Claudine Bohi, Naître c’est longtemps par Philippe Leuckx

Publié le 07 octobre 2018 par Angèle Paoli

Claudine Bohi, Naître c'est longtemps,
éditions la tête à l'envers, 58330 Crux-la-Ville, 2018.
Avec six eaux-fortes, aquatintes et huiles sur bois de Mitsuo Shiraishi.

Lecture de Philippe Leuckx

" POUR RESPIRER ENCORE "

C e vingt et unième livre de poésie, composé de cinq sections, dont les titres évoquent bien l'ampleur thématique (entre " Naître c'est longtemps ", " Le Jour ", " Corps levé ", " Vertige conséquence " et " Le vent demeure "), assied tout à la fois " une douleur ", " un futur/ très antérieur " comme si, tissée de contrastes, la vie était à l'aune de cet " œil (qui) se ferme " " lampe dans la nuit " ou tout simplement " jour " et " clarté ".

La poète verse toute cette réflexion en petites strophes, en petits distiques qui puissent allaiter sinon haleter cette vie :

" maintenant la chair

glisse sur rien

longuement tu te tais

il y a la plaie le sang

vivre couteau

c'est sans parole

il y a les multiples du visage

les multiples disait-on

peut-être s'agit-il simplement

de crier le bleu dans le rouge

puisque le vent s'est levé

de n'avoir plus froid "

Dans la réitération blanche, bleue, rouge du réel et la conviction que tout peut sourdre et recommencer, c'est tout à la fois l'origine et la forme que symboliquement la poésie prend pour donner sens, et offrir au partage cette zone contrastée d'ombre, de lumière, de vie, de blessure et de vent.

" [P]our respirer encore " est bien le sceau de ces mots indispensables, une respiration essentielle dans un monde de cahots, d'oubli, qu'il faut conjurer pour que naisse la langue.
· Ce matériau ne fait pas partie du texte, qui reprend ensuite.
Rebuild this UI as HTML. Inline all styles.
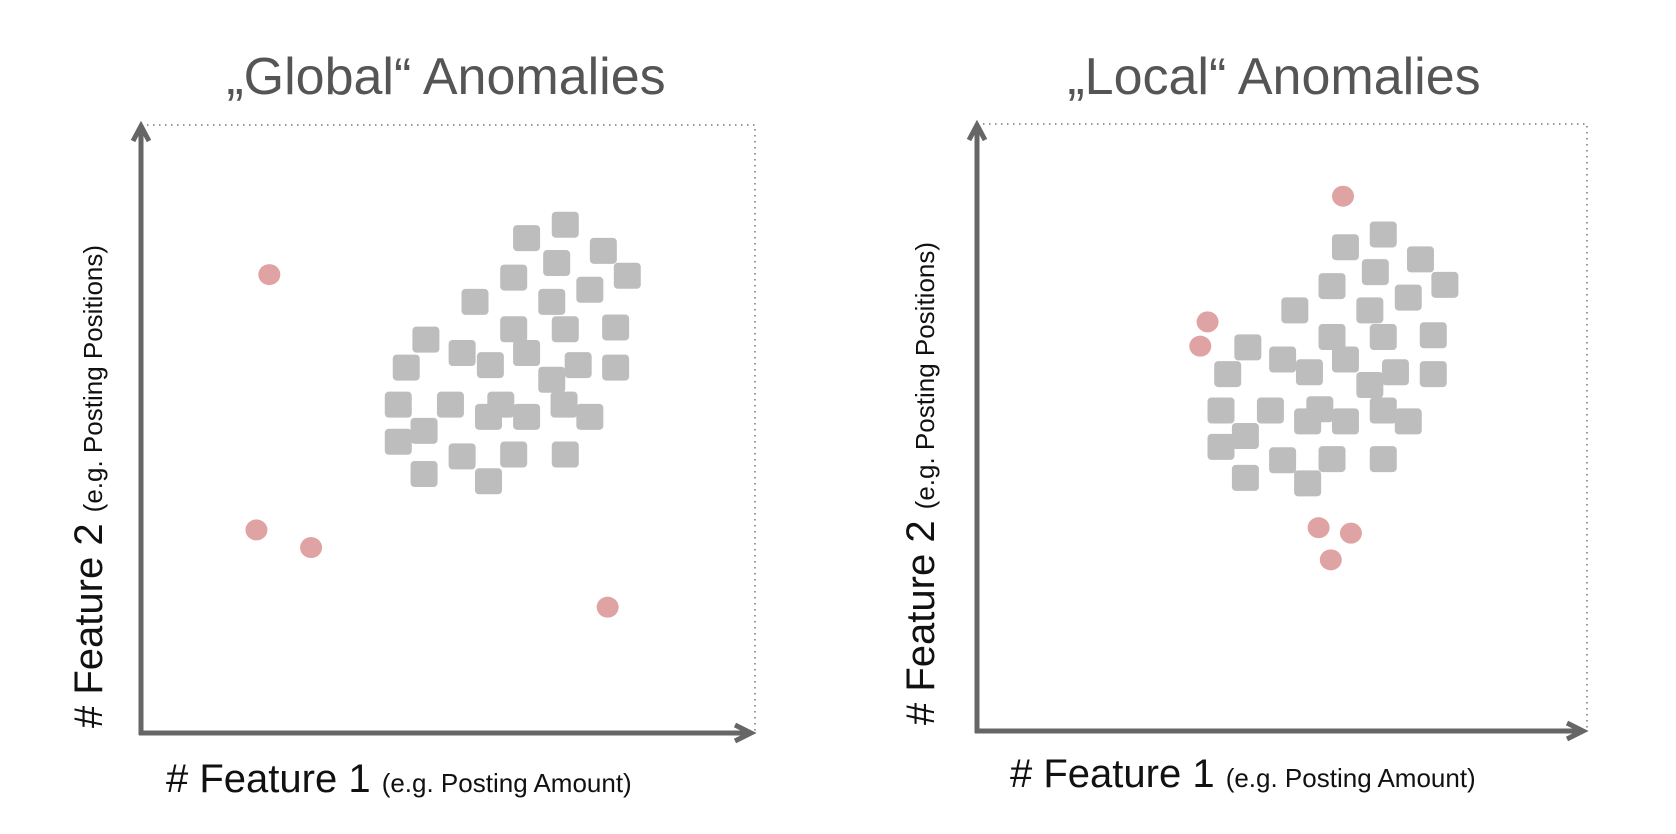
<!DOCTYPE html>
<html><head><meta charset="utf-8"><style>
html,body{margin:0;padding:0;background:#fff;}
svg{display:block;font-family:"Liberation Sans",sans-serif;}
</style></head>
<body>
<svg id="chart" width="1676" height="834" viewBox="0 0 1676 834" xmlns="http://www.w3.org/2000/svg">
<text x="446" y="94" text-anchor="middle" font-size="52" fill="#555">„Global“ Anomalies</text>
<text x="1274" y="94" text-anchor="middle" font-size="52" fill="#555">„Local“ Anomalies</text>
<g id="p1"></g>
<g id="p2"></g>
</svg>
<script>
// Global anomalies data (axis units 0..100)
const globalNormalX = [69.1,62.8,75.3,67.7,79.2,60.7,73.1,54.4,66.9,60.7,69.1,77.3,46.4,52.3,62.8,56.9,43.2,71.2,77.3,66.9,41.9,50.4,58.6,68.9,56.6,62.8,73.1,46.1,41.9,52.3,60.7,69.1,46.1,56.6];
const globalNormalY = [83.6,81.4,79.3,77.3,75.2,74.9,72.9,70.9,70.9,66.4,66.4,66.7,64.7,62.5,62.5,60.5,60.1,60.5,60.1,58.1,54.0,54.0,54.0,54.0,52.0,52.0,52.0,49.7,47.9,45.5,45.8,45.8,42.6,41.4];
const globalAnomX = [20.9,18.8,27.7,76.0];
const globalAnomY = [75.4,33.4,30.5,20.7];
// Local anomalies data
const localNormalX = [66.6,60.4,72.7,65.3,76.7,58.2,70.7,52.1,64.4,58.2,66.6,74.8,44.4,50.1,60.4,54.5,41.1,68.6,74.8,64.4,40.0,48.1,56.2,66.6,54.2,60.4,70.7,44.0,40.0,50.1,58.2,66.6,44.0,54.2];
const localNormalY = [81.8,79.7,77.7,75.6,73.5,73.3,71.4,69.3,69.3,64.9,64.9,65.2,63.2,61.2,61.2,59.1,58.8,59.1,58.8,57.0,52.8,52.8,53.0,52.8,51.0,51.0,51.0,48.6,46.8,44.6,44.8,44.8,41.7,40.8];
const localAnomX = [60.0,37.8,36.6,56.0,61.3,58.0];
const localAnomY = [88.1,67.4,63.4,33.5,32.6,28.2];

const NS="http://www.w3.org/2000/svg";
function mk(parent,tag,attrs){const e=document.createElementNS(NS,tag);for(const k in attrs)e.setAttribute(k,attrs[k]);parent.appendChild(e);return e;}

function panel(g,o,nx,ny,ax,ay,prefix){
  const x=v=>o.x0+v/100*(o.x1-o.x0);
  const y=v=>o.y0-v/100*(o.y0-o.y1);
  // dotted frame
  let d1=mk(g,'path',{d:`M${o.x0} ${o.y1} H${o.x1} V${o.y0}`,fill:'none',stroke:'#777','stroke-width':1.5,'stroke-dasharray':'1.5 4.5'});
  
  
  // y axis
  let ya=mk(g,'path',{d:`M${o.x0} ${o.y0+2} V${o.y1+4} M${o.x0-8} ${o.y1+16} L${o.x0} ${o.y1+1} L${o.x0+8} ${o.y1+16}`,fill:'none',stroke:'#666','stroke-width':5,'stroke-linejoin':'miter'});
  
  
  let xa=mk(g,'path',{d:`M${o.x0-2} ${o.y0} H${o.x1-6} M${o.x1-20} ${o.y0-8} L${o.x1-4} ${o.y0} L${o.x1-20} ${o.y0+8}`,fill:'none',stroke:'#666','stroke-width':5});
  
  
  for(let i=0;i<nx.length;i++){
    const r=mk(g,'rect',{x:x(nx[i])-13.5,y:y(ny[i])-13,width:27,height:26,rx:4,fill:'#bdbdbd'});
    
    
  }
  for(let i=0;i<ax.length;i++){
    const c=mk(g,'ellipse',{cx:x(ax[i]),cy:y(ay[i]),rx:11,ry:10.5,fill:'#e0a3a3'});
    
    
  }
  const xl=mk(g,'text',{x:o.xlx,y:o.xly,'font-size':40,fill:'#111'});
  
  
  xl.innerHTML='# Feature 1 <tspan font-size="26">(e.g. Posting Amount)</tspan>';
  const yl=mk(g,'text',{x:0,y:0,'font-size':40,fill:'#111',transform:`translate(${o.ylx},${o.yly}) rotate(-90)`});
  
  
  yl.innerHTML='# Feature 2 <tspan font-size="26">(e.g. Posting Positions)</tspan>';
}
panel(document.getElementById('p1'),{x0:141,x1:755,y0:733,y1:125,xlx:166,xly:792,ylx:102,yly:728},globalNormalX,globalNormalY,globalAnomX,globalAnomY,'global');
panel(document.getElementById('p2'),{x0:977,x1:1587,y0:731,y1:124,xlx:1010,xly:787,ylx:934,yly:725},localNormalX,localNormalY,localAnomX,localAnomY,'local');
</script>
</body></html>
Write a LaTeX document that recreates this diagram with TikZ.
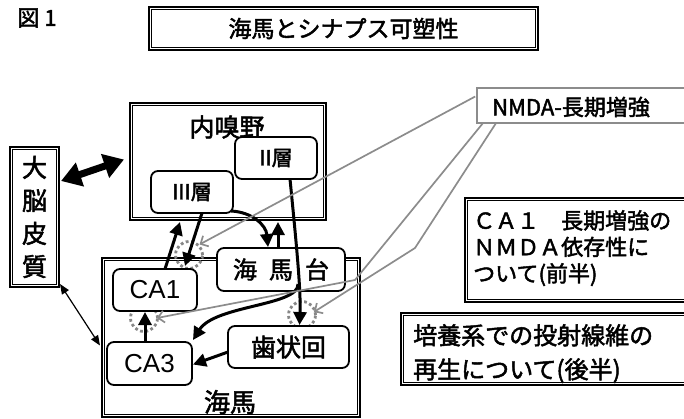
\documentclass[tikz,border=0pt]{standalone}
\usepackage{fontspec}
\setmainfont{Noto Sans CJK JP}[FakeBold=2]
\newfontfamily\arialf{Liberation Sans}
\usetikzlibrary{arrows.meta,calc}
\definecolor{gline}{RGB}{140,140,140}
\definecolor{gdot}{RGB}{135,135,135}
\newcommand\fsz[2]{\fontsize{#1}{#2}\selectfont}
\begin{document}
\begin{tikzpicture}[x=1pt,y=-1pt,
 dbox/.style={draw, line width=1.1pt, inner sep=0pt, outer sep=0pt},
 inbox/.style={draw, line width=0.9pt},
 rbox/.style={draw, fill=white, line width=1.8pt, rounded corners=7pt, inner sep=0pt, outer sep=0pt},
 blk/.style={line width=3pt, -{Triangle[length=13pt,width=13pt]}},
 gry/.style={draw=gline, line width=1.7pt, -{Straight Barb[length=6pt,width=12pt]}},
 syn/.style={circle, draw=gdot, line width=2.8pt, dash pattern=on 2.8pt off 2.6pt, minimum size=27pt, inner sep=0pt},
 lbl/.style={inner sep=0pt}
]
\useasboundingbox (0,0) rectangle (684,418);
\clip (0,0) rectangle (684,418);

% title and figure number
\node[lbl, font=\fsz{22}{22}] (figno) at (37,18) {図 1};
\node[dbox, minimum width=389pt, minimum height=43pt, font=\fsz{23}{23}] (title) at (343.5,28.5) {海馬とシナプス可塑性};

% big boxes
\node[dbox, minimum width=196pt, minimum height=117pt] (ento) at (228,161.5) {};
\node[lbl, font=\fsz{25}{25}] (entotxt) at (227,127) {内嗅野};
\node[dbox, minimum width=49pt, minimum height=140pt, align=center, font=\fsz{25}{33}] (cortex) at (34.5,217) {大\\脳\\皮\\質};
\node[dbox, minimum width=258pt, minimum height=159pt] (hippo) at (231,337.5) {};
\node[lbl, font=\fsz{26}{26}] (hippotxt) at (230,402) {海馬};

% right boxes
\node[draw=gline, line width=1.6pt, minimum width=243pt, minimum height=35pt, inner sep=0pt] (nmda) at (598.5,105.5) {};
\node[lbl, anchor=west, font=\fsz{22}{22}] (nmdatxt) at (492,107) {NMDA-長期増強};
\node[dbox, minimum width=255pt, minimum height=104pt] (boxa) at (592.5,250) {};
\node[lbl, anchor=north west, align=left, font=\fsz{22}{26.5}] (atxt) at (473,210) {ＣＡ１　長期増強の\\ＮＭＤＡ依存性に\\ついて(前半)};
\node[dbox, minimum width=319pt, minimum height=72pt] (boxb) at (560.5,349) {};
\node[lbl, anchor=north west, align=left, font=\fsz{24}{34}] (btxt) at (413,324) {培養系での投射線維の\\再生について(後半)};

% inner lines of the double borders
\foreach \n in {title,ento,cortex,hippo,boxa,boxb}
  \draw[inbox] ($(\n.north west)+(2.5,2.5)$) rectangle ($(\n.south east)+(-2.5,-2.5)$);

% synapse circles
\node[syn] (s1) at (189,255) {};
\node[syn] (s2) at (144,318) {};
\node[syn] (s3) at (302,315) {};

% rounded boxes
\node[rbox, minimum width=82pt, minimum height=42pt, font=\fsz{21}{21}] (ii) at (276,158) {II層};
\node[rbox, minimum width=82pt, minimum height=42pt, font=\fsz{21}{21}] (iii) at (192,192) {III層};
\node[rbox, minimum width=84pt, minimum height=42pt, font=\arialf\fsz{26}{26}] (ca1) at (155,290) {CA1};
\node[rbox, minimum width=128pt, minimum height=43pt, font=\fsz{24}{24}] (sub) at (281,269.5) {海\hspace{12pt}馬\hspace{12pt}台};
\node[rbox, minimum width=121pt, minimum height=42pt, font=\fsz{25}{25}] (dg) at (288.5,347) {歯状回};
\node[rbox, minimum width=85pt, minimum height=43pt, font=\arialf\fsz{26}{26}] (ca3) at (149.5,363.5) {CA3};

% cortex connections
\draw[line width=7pt, {Triangle[length=20pt,width=24pt]}-{Triangle[length=20pt,width=24pt]}] ($(cortex.east)+(2,-36)$) -- ($(ento.west)+(-6,-2)$);
\draw[line width=1.2pt, {Triangle[length=10pt,width=8pt]}-{Triangle[length=10pt,width=8pt]}] ($(cortex.south east)+(1,-3)$) -- ($(hippo.west)+(-2,8)$);

% black pathways
\draw[blk] ($(ca1.north)+(10,0)$) -- ($(ento.south)+(-48,2)$);
\draw[blk] ($(iii.south)+(10,0)$) -- ($(ca1.north)+(30,-3)$);
\draw[blk] ($(iii.south east)+(-2,-2)$) .. controls (252,212) and (266,225) .. ($(sub.north)+(-13,-1)$);
\draw[blk] ($(sub.north)+(-3,0)$) -- ($(ento.south)+(50,2)$);
\draw[blk] ($(ii.south)+(14,0)$) .. controls (296,240) and (301,290) .. ($(dg.north)+(11,-1)$);
\coordinate (branch) at (298,284);
\draw[blk] (branch) .. controls (299,306) and (215,305) .. ($(ca3.north east)+(1,-2)$);
\draw[blk] ($(dg.west)+(0,5)$) -- ($(ca3.east)+(1,1)$);
\draw[blk] ($(ca3.north)+(-4.5,0)$) -- ($(ca1.south)+(-10,1)$);

% grey pointers
\coordinate (g2bend) at (355,280);
\coordinate (g3bend) at (415,248);
\draw[gry] ($(nmda.west)+(-1,-9)$) -- (s1.north east);
\draw[gry] ($(nmda.south west)+(7,-1)$) -- (g2bend) -- ($(s2.east)+(-2,0)$);
\draw[gry] ($(nmda.south west)+(20,-1)$) -- (g3bend) -- ($(s3.east)+(-3,-3)$);
\end{tikzpicture}
\end{document}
Et que reste-t-il de plus vrai à la poète que cette lumineuse renaissance grâce à " la fête qui s'oublie / sa trace solennelle / retourne l'horizon " niée soudain par le " parler ", par cela " ce qui n'est pas dit/ demeure dans la parole " ?

Une ascèse prodigieuse contrevient à la perte : le vif est là, à saisir ; la vie, à nourrir de mots et d'urgence.

L'écriture, par petites saccades, en échelons de sens, a besoin de ces marches, de ces marges de sens pour éclairer les pas du promeneur-lecteur, pour éblouir, dans le noir, les traces d'une poète-chercheuse qui, au cœur du " labyrinthe pâle ", a réussi à nommer " cette mort très familière " que chacun(e) ressent au plus serré de son corps.

Claudine Bohi, dans une poésie très intimiste, ouvre grandes les portes d'un champ de réflexion sur ce peu, sur cette échancrure entre beauté et souffrance, entre dire et silence, prélevant les échardes pour mieux nous guérir. Avec plein " de jour dans la bouche ".